For one-sample and paired t tests, observations should be independent and the distribution of differences should be approximately normal for small n. For two-sample tests, each group should be independent, and the outcome should be continuous. Welch t test is robust to unequal variances and is generally a safer default than pooled-variance t tests unless strong equal-variance evidence exists.
How to report results in professional writing
A complete report includes the test type, test direction, t-statistic, degrees of freedom, exact p value, and often a confidence interval.

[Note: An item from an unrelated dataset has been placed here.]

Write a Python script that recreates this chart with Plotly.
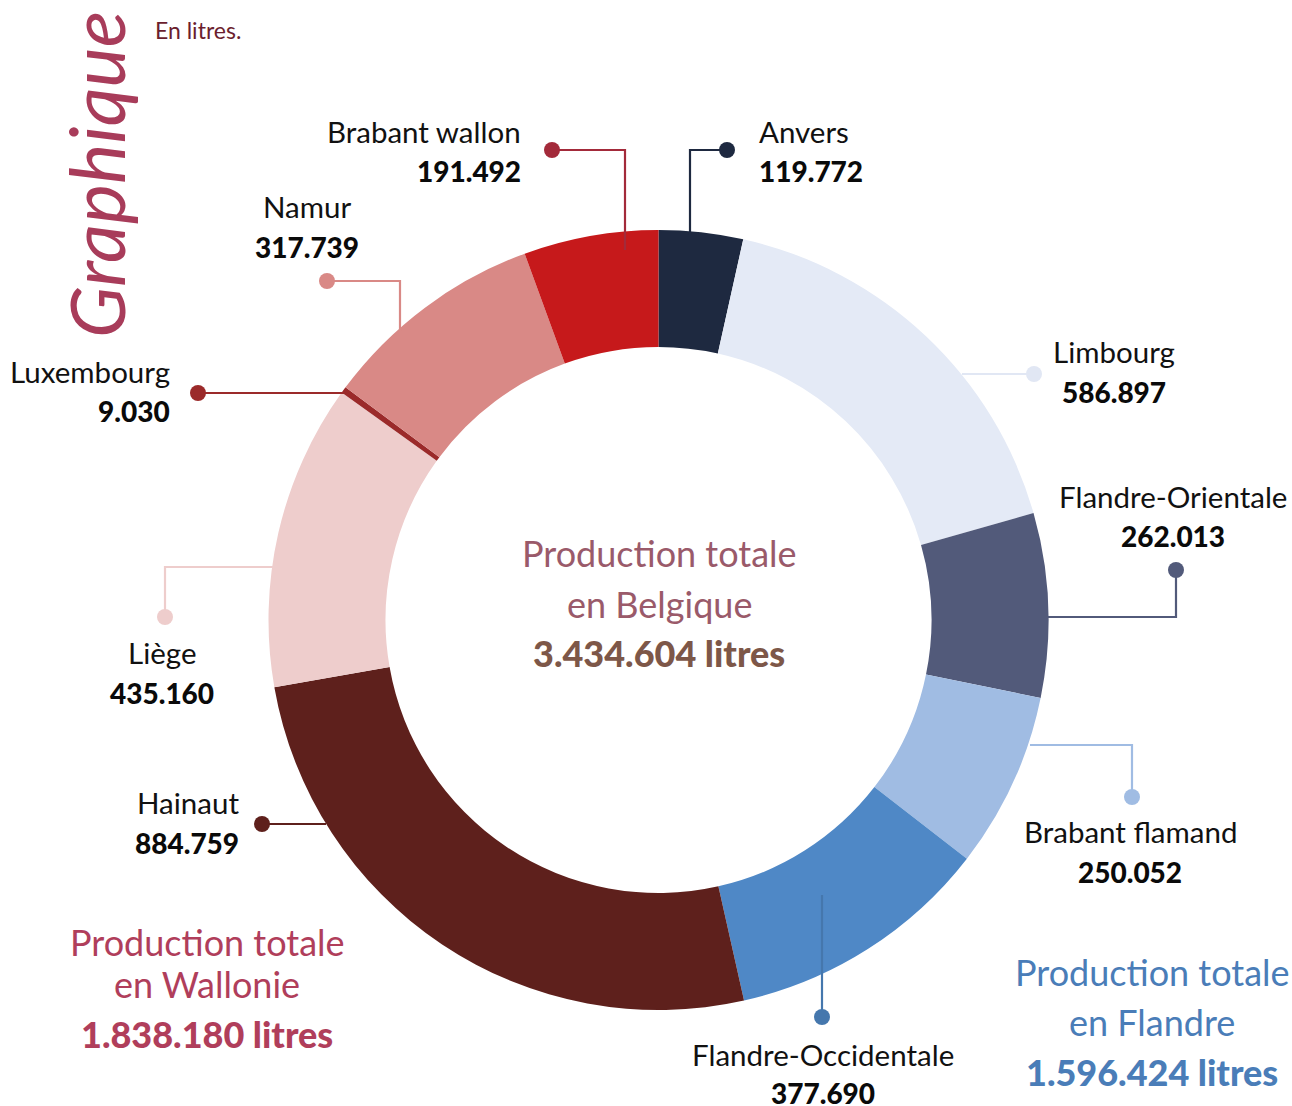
import plotly.graph_objects as go

W, H = 1292, 1106

provinces = ["Anvers", "Limbourg", "Flandre-Orientale", "Brabant flamand",
             "Flandre-Occidentale", "Hainaut", "Liège", "Luxembourg",
             "Namur", "Brabant wallon"]
values = [119772, 586897, 262013, 250052, 377690, 884759, 435160, 9030,
          317739, 191492]
value_labels = ["119.772", "586.897", "262.013", "250.052", "377.690",
                "884.759", "435.160", "9.030", "317.739", "191.492"]
colors = ["#1e2940", "#e4eaf6", "#525a7a", "#a0bce3", "#4f88c6",
          "#5e201c", "#eecdcc", "#9b2a2a", "#d98986", "#c6191b"]
line_colors = ["#1e2940", "#e1e7f4", "#525a7a", "#a0bce3", "#4577ad",
               "#5e201c", "#eecdcc", "#9b2a2a", "#d98986", "#a32a3a"]

total_belgique = "3.434.604 litres"
total_wallonie = "1.838.180 litres"
total_flandre = "1.596.424 litres"

FONT = "Lato, 'Open Sans', sans-serif"


def px(x):
    return x / W


def py(y):
    return 1 - y / H


fig = go.Figure()
fig.add_trace(go.Pie(
    labels=provinces, values=values, sort=False, direction="clockwise",
    rotation=0, hole=0.70,
    marker=dict(colors=colors, line=dict(width=0)),
    textinfo="none", hoverinfo="label+value", showlegend=False,
    domain=dict(x=[px(268.5), px(1048.5)], y=[py(1010), py(230)]),
))

# leader lines: polyline points (pixels), dot at first point
leaders = {
    "Anvers": [(727, 150), (690, 150), (690, 235)],
    "Limbourg": [(1034, 374), (962, 374)],
    "Flandre-Orientale": [(1176, 570), (1176, 617), (1048, 617)],
    "Brabant flamand": [(1132, 797), (1132, 745), (1030, 745)],
    "Flandre-Occidentale": [(822, 1017), (822, 895)],
    "Hainaut": [(262, 824), (326, 824)],
    "Liège": [(165, 617), (165, 567), (273, 567)],
    "Luxembourg": [(198, 393), (347, 393)],
    "Namur": [(327, 281), (400, 281), (400, 331)],
    "Brabant wallon": [(552, 150), (625, 150), (625, 250)],
}
# label placement: (x, y_name, y_value, anchor)
label_pos = {
    "Anvers": (757, 131, 171, "left"),
    "Limbourg": (1114, 351, 392, "center"),
    "Flandre-Orientale": (1173, 496, 536, "center"),
    "Brabant flamand": (1130, 831, 872, "center"),
    "Flandre-Occidentale": (823, 1054, 1093, "center"),
    "Hainaut": (241, 802, 843, "right"),
    "Liège": (162, 652, 693, "center"),
    "Luxembourg": (172, 371, 411, "right"),
    "Namur": (307, 207, 247, "center"),
    "Brabant wallon": (523, 131, 171, "right"),
}

for name, vlab, lc in zip(provinces, value_labels, line_colors):
    pts = leaders[name]
    path = "M " + " L ".join(f"{px(x)},{py(y)}" for x, y in pts)
    fig.add_shape(type="path", path=path, xref="paper", yref="paper",
                  line=dict(color=lc, width=2.2), layer="above")
    cx, cy = pts[0]
    r = 8
    fig.add_shape(type="circle", xref="paper", yref="paper",
                  x0=px(cx - r), x1=px(cx + r), y0=py(cy + r), y1=py(cy - r),
                  fillcolor=lc, line=dict(width=0), layer="above")
    x, yn, yv, anc = label_pos[name]
    fig.add_annotation(x=px(x), y=py(yn), xref="paper", yref="paper",
                       text=name, showarrow=False, xanchor=anc, yanchor="middle",
                       font=dict(family=FONT, size=29.5, color="#111111"))
    fig.add_annotation(x=px(x), y=py(yv), xref="paper", yref="paper",
                       text=vlab, showarrow=False, xanchor=anc,
                       yanchor="middle",
                       font=dict(family=FONT, size=28, color="#0a0a0a",
                                 weight=900))


def block(cx, ys, lines, c1, c2):
    for i, (y, t) in enumerate(zip(ys, lines)):
        bold = i == 2
        fig.add_annotation(x=px(cx), y=py(y), xref="paper", yref="paper",
                           text=t, showarrow=False,
                           xanchor="center", yanchor="middle",
                           font=dict(family=FONT, size=36,
                                     weight=900 if bold else 400,
                                     color=c2 if bold else c1))


block(659, [553, 604, 653], ["Production totale", "en Belgique", total_belgique],
      "#9a5a6a", "#7d5748")
block(207, [942, 984, 1034], ["Production totale", "en Wallonie", total_wallonie],
      "#b03e5b", "#b03e5b")
block(1152, [972, 1022, 1072], ["Production totale", "en Flandre", total_flandre],
      "#4a7db8", "#4a7db8")

fig.add_annotation(x=px(96), y=py(175), xref="paper", yref="paper",
                   text="<i>Graphique</i>", showarrow=False, textangle=-90,
                   xanchor="center", yanchor="middle",
                   font=dict(family=FONT, size=76, color="#a83c5a"))
fig.add_annotation(x=px(153), y=py(30), xref="paper", yref="paper",
                   text="En litres.", showarrow=False, xanchor="left",
                   yanchor="middle",
                   font=dict(family=FONT, size=23, color="#6b1e2e"))

fig.update_layout(width=W, height=H, margin=dict(l=0, r=0, t=0, b=0),
                  paper_bgcolor="white", plot_bgcolor="white")

fig.write_html("out.html", post_script="document.body.style.margin='0';",
               config={"displayModeBar": False})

Example: “A two-tailed Welch t test showed higher scores in Group 1 (M=74.5, SD=8.2) than Group 2 (M=70.1, SD=7.5), t(57.8)=2.17, p=0.034.” If your field requires effect sizes, add Cohen d or Hedges g.
Authoritative resources for deeper study
- NIST Engineering Statistics Handbook, t distribution and hypothesis testing: itl.nist.gov
- Penn State STAT 500 materials on t procedures: online.stat.psu.edu
- UCLA Statistical Consulting resources for t test interpretation: stats.oarc.ucla.edu
Final takeaway
To calculate the p value of a t test correctly, focus on three essentials: correct t-statistic formula, correct degrees of freedom, and correct tail selection. Once those are right, the p value is a straightforward probability from the t distribution. Use the calculator above to speed up your workflow, then pair p values with effect size and confidence intervals for decisions that are both statistically and practically sound.
Quick rule: if your p value is below your predefined alpha, reject H0. If it is above alpha, do not reject H0. Always report the exact p value and context.